Retype exactly the lines from the first one through the line with "(13,13) rectangle (927,558);", including both ends; skip any pictures.
--- START Source material ---
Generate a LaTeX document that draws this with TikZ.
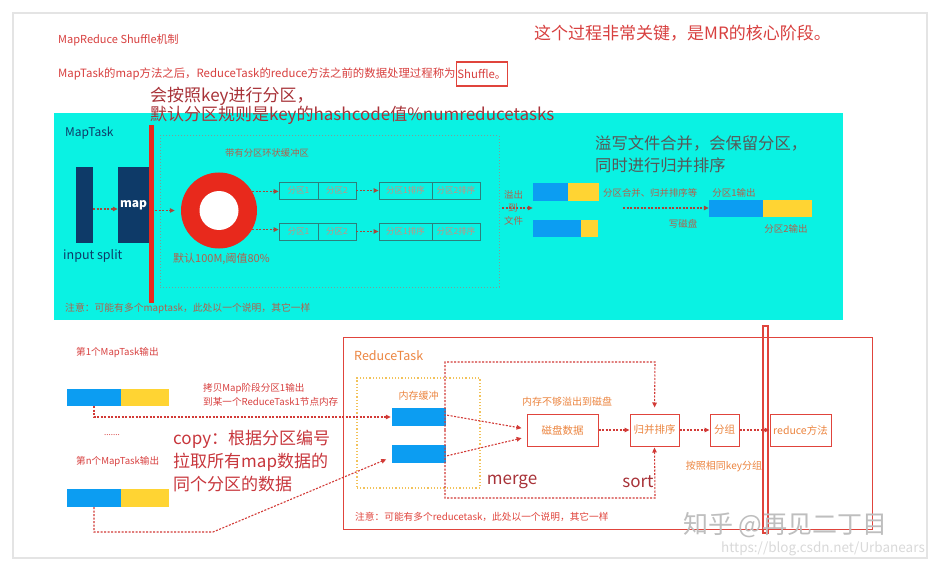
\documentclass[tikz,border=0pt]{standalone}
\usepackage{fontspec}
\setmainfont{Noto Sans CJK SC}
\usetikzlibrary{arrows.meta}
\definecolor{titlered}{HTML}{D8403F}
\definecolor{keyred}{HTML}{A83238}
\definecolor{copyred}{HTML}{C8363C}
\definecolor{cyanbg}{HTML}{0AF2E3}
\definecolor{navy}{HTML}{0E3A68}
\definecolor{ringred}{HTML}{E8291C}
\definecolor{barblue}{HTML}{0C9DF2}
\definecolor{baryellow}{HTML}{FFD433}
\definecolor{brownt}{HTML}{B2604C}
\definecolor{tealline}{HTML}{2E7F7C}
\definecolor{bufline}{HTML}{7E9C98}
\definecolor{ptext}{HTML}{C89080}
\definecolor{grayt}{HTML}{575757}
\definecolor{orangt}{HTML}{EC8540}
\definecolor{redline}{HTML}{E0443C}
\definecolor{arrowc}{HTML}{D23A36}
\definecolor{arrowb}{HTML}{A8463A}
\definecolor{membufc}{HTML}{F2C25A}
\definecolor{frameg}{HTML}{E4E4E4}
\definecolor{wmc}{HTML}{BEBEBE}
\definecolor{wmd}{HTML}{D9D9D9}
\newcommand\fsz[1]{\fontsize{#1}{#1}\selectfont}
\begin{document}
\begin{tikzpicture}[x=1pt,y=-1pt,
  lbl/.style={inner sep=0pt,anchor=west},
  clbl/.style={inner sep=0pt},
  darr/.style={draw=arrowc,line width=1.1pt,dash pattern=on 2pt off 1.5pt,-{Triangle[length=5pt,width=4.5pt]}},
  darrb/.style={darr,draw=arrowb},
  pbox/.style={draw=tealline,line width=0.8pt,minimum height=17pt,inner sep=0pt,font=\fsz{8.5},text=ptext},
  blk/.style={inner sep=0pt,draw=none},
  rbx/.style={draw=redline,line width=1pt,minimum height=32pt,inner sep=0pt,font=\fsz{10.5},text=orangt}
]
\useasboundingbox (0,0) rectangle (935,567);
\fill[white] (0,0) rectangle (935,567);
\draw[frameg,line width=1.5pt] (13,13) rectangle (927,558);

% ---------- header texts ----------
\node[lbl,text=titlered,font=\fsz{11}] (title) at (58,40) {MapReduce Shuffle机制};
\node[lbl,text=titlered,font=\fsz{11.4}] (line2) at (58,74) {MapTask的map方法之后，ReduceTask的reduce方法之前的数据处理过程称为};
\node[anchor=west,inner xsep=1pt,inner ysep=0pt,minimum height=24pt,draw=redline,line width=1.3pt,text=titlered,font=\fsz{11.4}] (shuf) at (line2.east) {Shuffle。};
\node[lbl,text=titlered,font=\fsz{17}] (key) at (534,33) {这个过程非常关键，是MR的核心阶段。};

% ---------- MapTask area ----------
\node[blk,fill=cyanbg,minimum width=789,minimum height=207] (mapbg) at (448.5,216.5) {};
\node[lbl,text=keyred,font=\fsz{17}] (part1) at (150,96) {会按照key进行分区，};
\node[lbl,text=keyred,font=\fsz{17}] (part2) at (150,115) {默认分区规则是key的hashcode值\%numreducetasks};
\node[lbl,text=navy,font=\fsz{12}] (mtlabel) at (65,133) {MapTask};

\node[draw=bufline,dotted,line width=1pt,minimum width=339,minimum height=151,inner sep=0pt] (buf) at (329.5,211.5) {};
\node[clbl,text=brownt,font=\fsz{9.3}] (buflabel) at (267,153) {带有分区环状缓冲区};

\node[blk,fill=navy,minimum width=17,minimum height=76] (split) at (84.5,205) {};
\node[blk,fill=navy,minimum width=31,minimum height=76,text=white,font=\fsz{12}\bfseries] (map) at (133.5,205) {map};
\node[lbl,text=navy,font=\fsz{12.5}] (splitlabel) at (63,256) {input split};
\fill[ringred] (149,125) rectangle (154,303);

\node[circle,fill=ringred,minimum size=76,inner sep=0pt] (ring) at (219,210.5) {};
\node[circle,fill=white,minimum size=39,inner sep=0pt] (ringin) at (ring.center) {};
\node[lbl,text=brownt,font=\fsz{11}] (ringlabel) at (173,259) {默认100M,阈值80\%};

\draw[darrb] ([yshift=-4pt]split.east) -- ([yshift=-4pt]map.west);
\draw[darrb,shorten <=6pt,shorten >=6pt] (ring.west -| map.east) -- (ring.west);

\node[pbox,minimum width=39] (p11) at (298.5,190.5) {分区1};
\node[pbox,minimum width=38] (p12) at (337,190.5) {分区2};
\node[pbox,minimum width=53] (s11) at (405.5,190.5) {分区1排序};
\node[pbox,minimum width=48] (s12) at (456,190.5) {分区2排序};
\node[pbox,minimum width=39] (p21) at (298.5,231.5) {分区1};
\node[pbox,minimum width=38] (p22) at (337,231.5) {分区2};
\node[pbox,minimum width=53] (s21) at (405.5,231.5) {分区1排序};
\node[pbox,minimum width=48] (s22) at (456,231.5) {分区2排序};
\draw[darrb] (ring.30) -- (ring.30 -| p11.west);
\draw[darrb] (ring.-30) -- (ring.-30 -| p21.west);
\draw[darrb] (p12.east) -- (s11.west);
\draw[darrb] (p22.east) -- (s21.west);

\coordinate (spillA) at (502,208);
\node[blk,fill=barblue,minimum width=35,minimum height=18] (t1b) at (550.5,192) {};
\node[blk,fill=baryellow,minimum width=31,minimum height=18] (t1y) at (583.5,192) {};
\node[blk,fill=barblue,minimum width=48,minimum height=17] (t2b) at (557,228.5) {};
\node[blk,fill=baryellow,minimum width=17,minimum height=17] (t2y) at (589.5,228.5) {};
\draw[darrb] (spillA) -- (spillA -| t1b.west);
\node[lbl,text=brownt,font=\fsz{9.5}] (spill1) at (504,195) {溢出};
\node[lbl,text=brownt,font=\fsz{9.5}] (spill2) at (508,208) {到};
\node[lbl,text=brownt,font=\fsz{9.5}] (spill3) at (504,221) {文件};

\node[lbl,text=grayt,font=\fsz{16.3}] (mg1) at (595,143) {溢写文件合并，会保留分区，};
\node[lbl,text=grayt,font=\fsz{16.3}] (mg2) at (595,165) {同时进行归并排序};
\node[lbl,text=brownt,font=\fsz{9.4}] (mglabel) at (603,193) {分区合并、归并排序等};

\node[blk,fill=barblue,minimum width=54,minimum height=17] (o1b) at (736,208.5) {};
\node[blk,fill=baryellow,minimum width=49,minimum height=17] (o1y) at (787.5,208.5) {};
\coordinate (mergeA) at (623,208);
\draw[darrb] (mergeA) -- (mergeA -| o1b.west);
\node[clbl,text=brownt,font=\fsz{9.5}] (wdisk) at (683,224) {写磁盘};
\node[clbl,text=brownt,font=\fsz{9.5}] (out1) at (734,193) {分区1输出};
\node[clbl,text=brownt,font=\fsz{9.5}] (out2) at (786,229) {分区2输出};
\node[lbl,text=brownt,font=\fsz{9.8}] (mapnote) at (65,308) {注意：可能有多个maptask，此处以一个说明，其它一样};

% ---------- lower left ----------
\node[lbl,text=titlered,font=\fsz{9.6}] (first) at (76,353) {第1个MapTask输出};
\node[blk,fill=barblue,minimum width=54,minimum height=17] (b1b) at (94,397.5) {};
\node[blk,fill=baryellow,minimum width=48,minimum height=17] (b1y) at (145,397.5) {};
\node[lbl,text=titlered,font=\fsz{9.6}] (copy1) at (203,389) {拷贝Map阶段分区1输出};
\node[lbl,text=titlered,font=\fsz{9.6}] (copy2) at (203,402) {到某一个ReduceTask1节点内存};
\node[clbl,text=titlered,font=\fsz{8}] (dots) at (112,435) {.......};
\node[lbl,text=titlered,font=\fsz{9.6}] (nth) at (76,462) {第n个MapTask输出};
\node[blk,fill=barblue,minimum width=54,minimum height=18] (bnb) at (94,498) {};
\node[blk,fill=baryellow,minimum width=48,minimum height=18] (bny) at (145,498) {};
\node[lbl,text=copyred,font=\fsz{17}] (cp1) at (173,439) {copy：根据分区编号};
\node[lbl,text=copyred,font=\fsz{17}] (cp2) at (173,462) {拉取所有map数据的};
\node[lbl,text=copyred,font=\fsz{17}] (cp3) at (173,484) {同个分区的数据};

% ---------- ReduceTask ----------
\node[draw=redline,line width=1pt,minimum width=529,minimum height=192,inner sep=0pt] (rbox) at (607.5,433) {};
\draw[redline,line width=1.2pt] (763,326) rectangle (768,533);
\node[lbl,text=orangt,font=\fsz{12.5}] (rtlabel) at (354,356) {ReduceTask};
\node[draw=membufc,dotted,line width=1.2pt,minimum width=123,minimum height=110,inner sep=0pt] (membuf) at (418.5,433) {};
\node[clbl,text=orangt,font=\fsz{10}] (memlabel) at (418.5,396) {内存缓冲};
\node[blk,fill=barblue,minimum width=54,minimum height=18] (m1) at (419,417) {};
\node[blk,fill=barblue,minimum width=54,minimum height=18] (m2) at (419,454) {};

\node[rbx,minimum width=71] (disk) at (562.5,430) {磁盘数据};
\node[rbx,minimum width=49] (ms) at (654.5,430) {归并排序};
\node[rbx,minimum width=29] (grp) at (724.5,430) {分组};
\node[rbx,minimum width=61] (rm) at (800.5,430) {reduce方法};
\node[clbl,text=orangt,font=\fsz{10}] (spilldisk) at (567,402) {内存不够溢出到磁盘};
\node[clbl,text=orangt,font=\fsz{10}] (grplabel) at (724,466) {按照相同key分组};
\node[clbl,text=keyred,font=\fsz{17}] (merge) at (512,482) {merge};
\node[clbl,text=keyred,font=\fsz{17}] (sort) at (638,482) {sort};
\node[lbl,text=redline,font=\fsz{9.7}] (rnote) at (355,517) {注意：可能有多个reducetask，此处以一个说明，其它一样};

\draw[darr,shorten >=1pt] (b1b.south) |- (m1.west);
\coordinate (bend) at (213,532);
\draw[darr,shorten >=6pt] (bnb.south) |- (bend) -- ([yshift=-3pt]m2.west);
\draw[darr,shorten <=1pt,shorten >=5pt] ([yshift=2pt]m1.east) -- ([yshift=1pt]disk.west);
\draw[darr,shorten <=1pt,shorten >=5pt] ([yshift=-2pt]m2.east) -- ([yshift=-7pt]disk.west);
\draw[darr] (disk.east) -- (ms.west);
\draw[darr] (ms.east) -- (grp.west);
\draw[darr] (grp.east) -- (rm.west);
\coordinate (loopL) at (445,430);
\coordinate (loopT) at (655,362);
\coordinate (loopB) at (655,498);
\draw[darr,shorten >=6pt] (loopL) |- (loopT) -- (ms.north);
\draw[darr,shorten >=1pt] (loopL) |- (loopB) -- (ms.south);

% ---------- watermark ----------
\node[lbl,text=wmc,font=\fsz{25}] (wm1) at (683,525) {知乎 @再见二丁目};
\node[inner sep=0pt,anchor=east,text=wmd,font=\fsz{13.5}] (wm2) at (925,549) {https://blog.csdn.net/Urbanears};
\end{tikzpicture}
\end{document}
--- END Source material ---
__Exercise response__:
Generate a LaTeX document that draws this with TikZ.
\documentclass[tikz,border=0pt]{standalone}
\usepackage{fontspec}
\setmainfont{Noto Sans CJK SC}
\usetikzlibrary{arrows.meta}
\definecolor{titlered}{HTML}{D8403F}
\definecolor{keyred}{HTML}{A83238}
\definecolor{copyred}{HTML}{C8363C}
\definecolor{cyanbg}{HTML}{0AF2E3}
\definecolor{navy}{HTML}{0E3A68}
\definecolor{ringred}{HTML}{E8291C}
\definecolor{barblue}{HTML}{0C9DF2}
\definecolor{baryellow}{HTML}{FFD433}
\definecolor{brownt}{HTML}{B2604C}
\definecolor{tealline}{HTML}{2E7F7C}
\definecolor{bufline}{HTML}{7E9C98}
\definecolor{ptext}{HTML}{C89080}
\definecolor{grayt}{HTML}{575757}
\definecolor{orangt}{HTML}{EC8540}
\definecolor{redline}{HTML}{E0443C}
\definecolor{arrowc}{HTML}{D23A36}
\definecolor{arrowb}{HTML}{A8463A}
\definecolor{membufc}{HTML}{F2C25A}
\definecolor{frameg}{HTML}{E4E4E4}
\definecolor{wmc}{HTML}{BEBEBE}
\definecolor{wmd}{HTML}{D9D9D9}
\newcommand\fsz[1]{\fontsize{#1}{#1}\selectfont}
\begin{document}
\begin{tikzpicture}[x=1pt,y=-1pt,
  lbl/.style={inner sep=0pt,anchor=west},
  clbl/.style={inner sep=0pt},
  darr/.style={draw=arrowc,line width=1.1pt,dash pattern=on 2pt off 1.5pt,-{Triangle[length=5pt,width=4.5pt]}},
  darrb/.style={darr,draw=arrowb},
  pbox/.style={draw=tealline,line width=0.8pt,minimum height=17pt,inner sep=0pt,font=\fsz{8.5},text=ptext},
  blk/.style={inner sep=0pt,draw=none},
  rbx/.style={draw=redline,line width=1pt,minimum height=32pt,inner sep=0pt,font=\fsz{10.5},text=orangt}
]
\useasboundingbox (0,0) rectangle (935,567);
\fill[white] (0,0) rectangle (935,567);
\draw[frameg,line width=1.5pt] (13,13) rectangle (927,558);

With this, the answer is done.